Shem walked into the night. Jamie followed.

The Moon continued her ascent. The woods fell silent.

Silent.

Ellie sat up in bed, her hands clenching the blanket, holding it tight against her. A cold, dank wind swirled through the cabin, lifting things slightly, inspecting them, putting them down, drawing a musk of old earths in its wake.

Moonlight entered the cabin’s single room.

Her eyes fixed on Jamie’s empty bed.

“Jamie! Shem!”

Tom rose and put his boots on in one motion. “Where are they?”

Ellie pointed at the open door.

Tom threw her her coat. “They must be together. Shem won’t let Jamie out of his sight.”

“Something’s got them. Some wild animal.”

“There’s no blood anywhere, Ellie. Shem’d raise hell if something got in the cabin or near Jamie.” He grabbed an iron poker from the woodstove.

Ellie stopped at the door, a silhouette against the night. “Shh.”

Tom came up beside her. “What the…?”

“Shh!”

He whispered, “What are they doing?”

“It looks like they’re playing.”

“With whom?”

Jamie and Shem romped in a grassy clearing twenty feet from the cabin. Moonlight cast long shadows everywhere as they danced about, the sole performers under a celestial spotlight.

Tom looked to the rutted dirt road that served as the camp’s driveway. No cars but theirs. He scanned the shadows.
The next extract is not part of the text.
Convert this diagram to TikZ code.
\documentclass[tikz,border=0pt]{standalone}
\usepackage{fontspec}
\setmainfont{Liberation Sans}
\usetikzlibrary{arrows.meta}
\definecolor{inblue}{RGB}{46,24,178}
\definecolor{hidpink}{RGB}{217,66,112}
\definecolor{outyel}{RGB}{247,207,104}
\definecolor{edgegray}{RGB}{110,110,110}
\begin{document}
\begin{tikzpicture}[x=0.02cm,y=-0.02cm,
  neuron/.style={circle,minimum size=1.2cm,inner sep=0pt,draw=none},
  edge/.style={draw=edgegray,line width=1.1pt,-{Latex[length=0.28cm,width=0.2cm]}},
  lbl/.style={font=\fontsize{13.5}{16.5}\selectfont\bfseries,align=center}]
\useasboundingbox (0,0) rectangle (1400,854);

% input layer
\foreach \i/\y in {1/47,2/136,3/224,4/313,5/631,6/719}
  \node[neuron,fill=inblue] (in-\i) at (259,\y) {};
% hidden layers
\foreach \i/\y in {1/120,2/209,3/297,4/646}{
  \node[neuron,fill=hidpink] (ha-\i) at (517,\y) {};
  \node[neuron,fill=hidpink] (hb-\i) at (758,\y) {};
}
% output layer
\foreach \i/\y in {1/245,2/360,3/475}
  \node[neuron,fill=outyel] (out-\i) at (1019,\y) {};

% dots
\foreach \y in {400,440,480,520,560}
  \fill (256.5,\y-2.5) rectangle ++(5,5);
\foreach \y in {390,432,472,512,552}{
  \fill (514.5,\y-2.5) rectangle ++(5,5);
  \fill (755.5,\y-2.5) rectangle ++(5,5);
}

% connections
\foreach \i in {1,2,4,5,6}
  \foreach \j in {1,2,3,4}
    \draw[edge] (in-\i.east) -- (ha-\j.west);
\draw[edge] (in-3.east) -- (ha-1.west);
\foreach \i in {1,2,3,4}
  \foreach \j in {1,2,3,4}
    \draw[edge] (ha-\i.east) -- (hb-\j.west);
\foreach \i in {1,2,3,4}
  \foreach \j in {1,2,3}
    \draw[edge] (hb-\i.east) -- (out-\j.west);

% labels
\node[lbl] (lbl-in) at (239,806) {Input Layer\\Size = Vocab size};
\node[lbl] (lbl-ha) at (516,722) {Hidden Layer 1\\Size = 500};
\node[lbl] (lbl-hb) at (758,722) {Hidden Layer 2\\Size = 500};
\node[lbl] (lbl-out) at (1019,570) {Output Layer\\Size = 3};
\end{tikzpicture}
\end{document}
Ellie whispered, “Can you hear that?”

He said the words but they made no sense. “He’s laughing?”

Jamie danced in circles, laughing as if being tickled, his arms up as if waiting to be lifted, little hands grasping, little fingers curling.

“Shem’s bowing.”

“Isn’t that dog for ‘Let’s play’, bowing? He’s not facing Jamie. Who’s he playing with?”

Beside Jamie, Shem, bigger than Jamie and the boy’s perfect playmate, jumped up and bowed and ran around as if someone was throwing his Frisbee to him.
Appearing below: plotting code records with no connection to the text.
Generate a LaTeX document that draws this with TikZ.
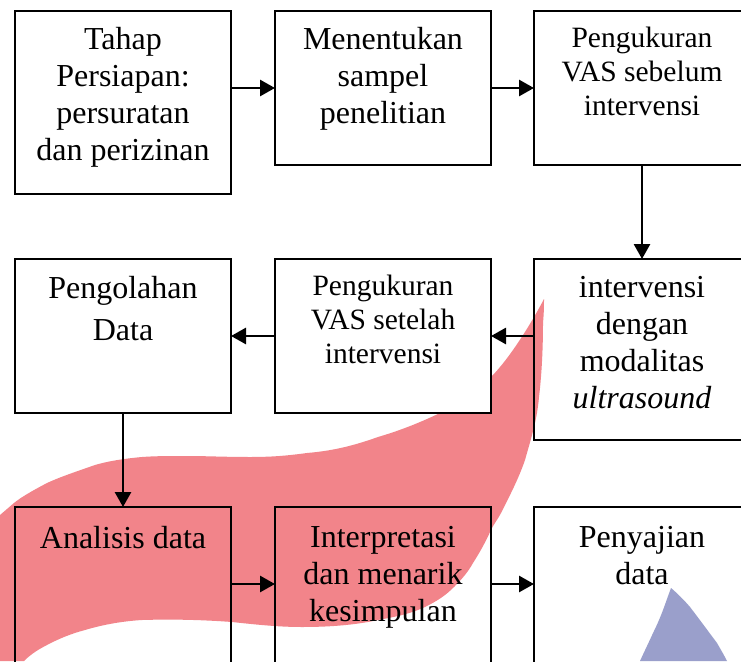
\documentclass[tikz,border=0pt]{standalone}
\usepackage{fontspec}
\setmainfont{Liberation Serif}
\usetikzlibrary{arrows.meta}
\definecolor{ribbon}{HTML}{F2848A}
\definecolor{drop}{HTML}{9A9FCB}
\newcommand{\bigtxt}{\fontsize{32}{37}\selectfont}
\newcommand{\smalltxt}{\fontsize{29.5}{33.7}\selectfont}
\tikzset{
 boxnode/.style={draw=black,line width=2.8pt,minimum width=216pt,inner sep=0pt,outer sep=0pt,anchor=north west},
 txtbig/.style={anchor=north,align=center,inner sep=0pt,font=\bigtxt},
 txtsmall/.style={anchor=north,align=center,inner sep=0pt,font=\smalltxt},
 flow/.style={draw=black,line width=2.8pt,-{Triangle[length=15pt,width=16pt]}},
}
\begin{document}
\begin{tikzpicture}[x=1pt,y=-1pt]
\useasboundingbox (0,0) rectangle (741,661);
\clip (0,0) rectangle (741,661);
\fill[white] (0,0) rectangle (741,661);
% ribbon
\fill[ribbon] (544,299) .. controls (532,322) and (510,358) .. (491,377)
 .. controls (470,395) and (455,405) .. (440,413)
 .. controls (415,425) and (395,432) .. (378,437)
 .. controls (350,447) and (330,451) .. (307,453)
 .. controls (285,456) and (270,457) .. (250,457)
 .. controls (225,457) and (205,456) .. (189,456)
 .. controls (170,456) and (155,456) .. (142,457)
 .. controls (120,459) and (105,462) .. (95,465)
 .. controls (75,472) and (60,477) .. (47,483)
 .. controls (30,492) and (20,498) .. (14,503)
 -- (0,515) -- (0,661) -- (24,661)
 .. controls (30,655) and (35,652) .. (38,650)
 .. controls (55,640) and (70,634) .. (85,630)
 .. controls (105,624) and (125,621) .. (142,620)
 .. controls (175,619) and (205,620) .. (232,622)
 .. controls (260,625) and (280,627) .. (302,627)
 .. controls (330,627) and (355,625) .. (378,620)
 .. controls (400,616) and (412,613) .. (425,607)
 .. controls (437,601) and (445,596) .. (454,587)
 .. controls (462,579) and (468,572) .. (473,563)
 .. controls (480,552) and (485,543) .. (491,530)
 .. controls (495,522) and (498,519) .. (501,513)
 .. controls (510,495) and (518,480) .. (525,460)
 .. controls (532,435) and (537,420) .. (539,397)
 .. controls (542,372) and (543,345) .. (543,323)
 .. controls (544,312) and (544,305) .. (544,299) -- cycle;
% drop
\fill[drop] (671,588) .. controls (677,593) and (684,600) .. (690,607)
 .. controls (700,620) and (708,631) .. (717,643)
 .. controls (721,650) and (724,655) .. (727,661)
 -- (640,661) .. controls (645,650) and (649,642) .. (653,633)
 .. controls (657,625) and (660,618) .. (663,610)
 .. controls (666,602) and (668,596) .. (671,588) -- cycle;
% boxes
\node[boxnode,minimum height=183pt] (persiapan) at (15,11) {};
\node[boxnode,minimum height=154pt] (sampel) at (275,11) {};
\node[boxnode,minimum height=154pt] (sebelum) at (534,11) {};
\node[boxnode,minimum height=154pt] (olah) at (15,259) {};
\node[boxnode,minimum height=154pt,fill=white] (setelah) at (275,259) {};
\node[boxnode,minimum height=181pt] (usg) at (534,259) {};
\node[boxnode,minimum height=160pt] (analisis) at (15,507) {};
\node[boxnode,minimum height=160pt] (interpretasi) at (275,507) {};
\node[boxnode,minimum height=160pt] (sajian) at (534,507) {};
% texts
\node[txtbig] (t1) at (123,27) {Tahap\\Persiapan:\\persuratan\\dan perizinan};
\node[txtbig] (t2) at (383,27) {Menentukan\\sampel\\penelitian};
\node[txtsmall] (t3) at (642,27) {Pengukuran\\VAS sebelum\\intervensi};
\node[txtbig] (t4) at (123,276) {Pengolahan\\[5pt]Data};
\node[txtsmall] (t5) at (383,275) {Pengukuran\\VAS setelah\\intervensi};
\node[txtbig] (t6) at (642,276) {intervensi\\dengan\\modalitas\\\textit{ultrasound}};
\node[txtbig] (t7) at (123,526) {Analisis data};
\node[txtbig] (t8) at (383,526) {Interpretasi\\dan menarik\\kesimpulan};
\node[txtbig] (t9) at (642,526) {Penyajian\\data};
% connectors
\coordinate (r3a) at (231,584);
\coordinate (r3b) at (275,584);
\coordinate (r3c) at (491,584);
\coordinate (r3d) at (534,584);
\draw[flow] (persiapan.east |- sampel.west) -- (sampel.west);
\draw[flow] (sampel.east) -- (sebelum.west);
\draw[flow] (sebelum.south) -- (usg.north);
\draw[flow] (usg.west |- setelah.east) -- (setelah.east);
\draw[flow] (setelah.west) -- (olah.east);
\draw[flow] (olah.south) -- (analisis.north);
\draw[flow] (r3a) -- (r3b);
\draw[flow] (r3c) -- (r3d);
\end{tikzpicture}
\end{document}
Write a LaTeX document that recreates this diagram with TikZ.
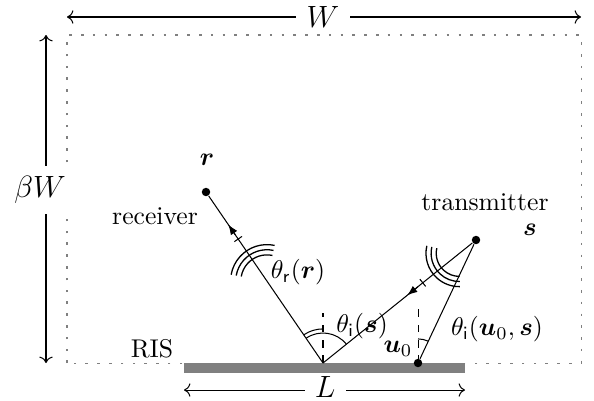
\documentclass[tikz,border=0pt]{standalone}
\usepackage{bm}
\usetikzlibrary{calc,arrows.meta}
\begin{document}
\begin{tikzpicture}[x=0.39pt,y=0.39pt,
  dimlbl/.style={fill=white,inner xsep=4pt,inner ysep=1pt,font=\large},
  dot/.style={circle,fill=black,inner sep=0pt,minimum size=3.3pt},
  txt/.style={inner sep=1pt},
  tip/.style={-{Latex[length=4pt,width=3pt]}},
  wave/.style={line width=0.5pt},
  boxline/.style={gray,dash pattern=on 1pt off 3.6pt}]
\useasboundingbox (0,0) rectangle (594,400);
% region and RIS
\draw[boxline] (67,37) rectangle (581,365);
\fill[gray] (184,27) rectangle (465,37);
% points
\coordinate (O) at (323,37);
\node[dot] (r) at (206,208) {};
\node[dot] (s) at (476,160) {};
\node[dot] (u0) at (418,37) {};
% dimension arrows
\coordinate (Wl) at (67,383); \coordinate (Wr) at (581,383);
\draw[<->] (Wl) -- (Wr);
\node[dimlbl] (Wlab) at (323,383) {$W$};
\coordinate (Hb) at (46,37); \coordinate (Ht) at (46,365);
\draw[<->] (Hb) -- (Ht);
\node[dimlbl,inner xsep=1pt,inner ysep=4pt] (Hlab) at (40,210) {$\beta W$};
\coordinate (Ll) at (184,10); \coordinate (Lr) at (465,10);
\draw[<->] (Ll) -- (Lr);
\node[dimlbl,inner ysep=0.5pt] (Llab) at (325,13) {$L$};
% rays
\draw (O) -- (r);
\draw (O) -- (s);
\draw (u0) -- (s);
% normals
\coordinate (On) at (323,87);
\coordinate (un) at (418,97);
\draw[dashed] (O) -- (On);
\draw[dashed] (u0.center) -- (un);
% angle arcs
\draw (O) ++(124.4:11.7pt) arc[start angle=124.4,end angle=38.8,radius=11.7pt];
\draw (O) ++(124.4:13.3pt) arc[start angle=124.4,end angle=90,radius=13.3pt];
\draw (u0.center) ++(64.75:9.4pt) arc[start angle=64.75,end angle=90,radius=9.4pt];
% wavefronts, receiver side
\coordinate (Cr) at (267,119);
\foreach \R in {10.2pt,12.2pt,14.2pt}
  \draw[wave] (Cr) ++(78:\R) arc[start angle=78,end angle=170,radius=\R];
\coordinate (Tr) at ($(O)!0.725!(r)$);
\draw ($(Tr)!1.8pt!90:(r)$) -- ($(Tr)!1.8pt!-90:(r)$);
\coordinate (Ar1) at ($(O)!0.75!(r)$);
\coordinate (Ar2) at ($(O)!0.81!(r)$);
\draw[tip] (Ar1) -- (Ar2);
% wavefronts, transmitter side
\coordinate (Cs) at (459.3,146.7);
\foreach \R in {9.0pt,11.0pt,13.0pt}
  \draw[wave] (Cs) ++(167:\R) arc[start angle=167,end angle=271,radius=\R];
\coordinate (Ts) at ($(O)!0.652!(s)$);
\draw ($(Ts)!1.8pt!90:(s)$) -- ($(Ts)!1.8pt!-90:(s)$);
\coordinate (As1) at ($(O)!0.62!(s)$);
\coordinate (As2) at ($(O)!0.55!(s)$);
\draw[tip] (As1) -- (As2);
% labels
\node[txt] (rl) at (207,240) {$\bm{r}$};
\node[txt] (recv) at (155,184) {receiver};
\node[txt] (trans) at (485,198) {transmitter};
\node[txt] (sl) at (530,170) {$\bm{s}$};
\node[txt] (thr) at (298,128) {$\theta_{\mathsf{r}}(\bm{r})$};
\node[txt] (this) at (362,74) {$\theta_{\mathsf{i}}(\bm{s})$};
\node[txt] (ul) at (398,51) {$\bm{u}_0$};
\node[txt] (thu) at (497,71) {$\theta_{\mathsf{i}}(\bm{u}_0,\bm{s})$};
\node[txt] (ris) at (152,51) {RIS};
\end{tikzpicture}
\end{document}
The Moon cleared the trees, lighting the clearing from above. Jamie’s and Shem’s shadows crept underneath them. The wind stilled.

Ellie grabbed Tom’s arm. “Do you see that?”

Other shadows entered the clearing, some Jamie’s size, some slightly larger. Shadows with nothing to cast them. Shadows where there shouldn’t be shadows. Shadows standing upright, not cast on the ground.

Jamie danced with them and they danced around Jamie. Shem ran among them, played tag with them. Jamie laughed. Shem barked.

Not a warning, not an alarm.

Recognition.

Something twinkled in the shadows, prisms breaking the intense moonlight into bright rainbows.

On the edge of the clearing, in the dark where the trees stood in ancient vigil, eyes gathered in the moonlight.

Ellie woke, the covers clenched in her hands.

She looked across the cabin. Jamie and Shem, sleeping together as always, in their bed.

She let out a breath. She shook her head. It was a dream. The full moon’s light came in through a cabin window. It must have disturbed her, wakened her, worried her in her sleep.

She rolled over, away from Tom to give him a little more room.

Dew-laden, toddler-sized footprints and paw prints made a path across the floor.

She sat up as the cabin door closed.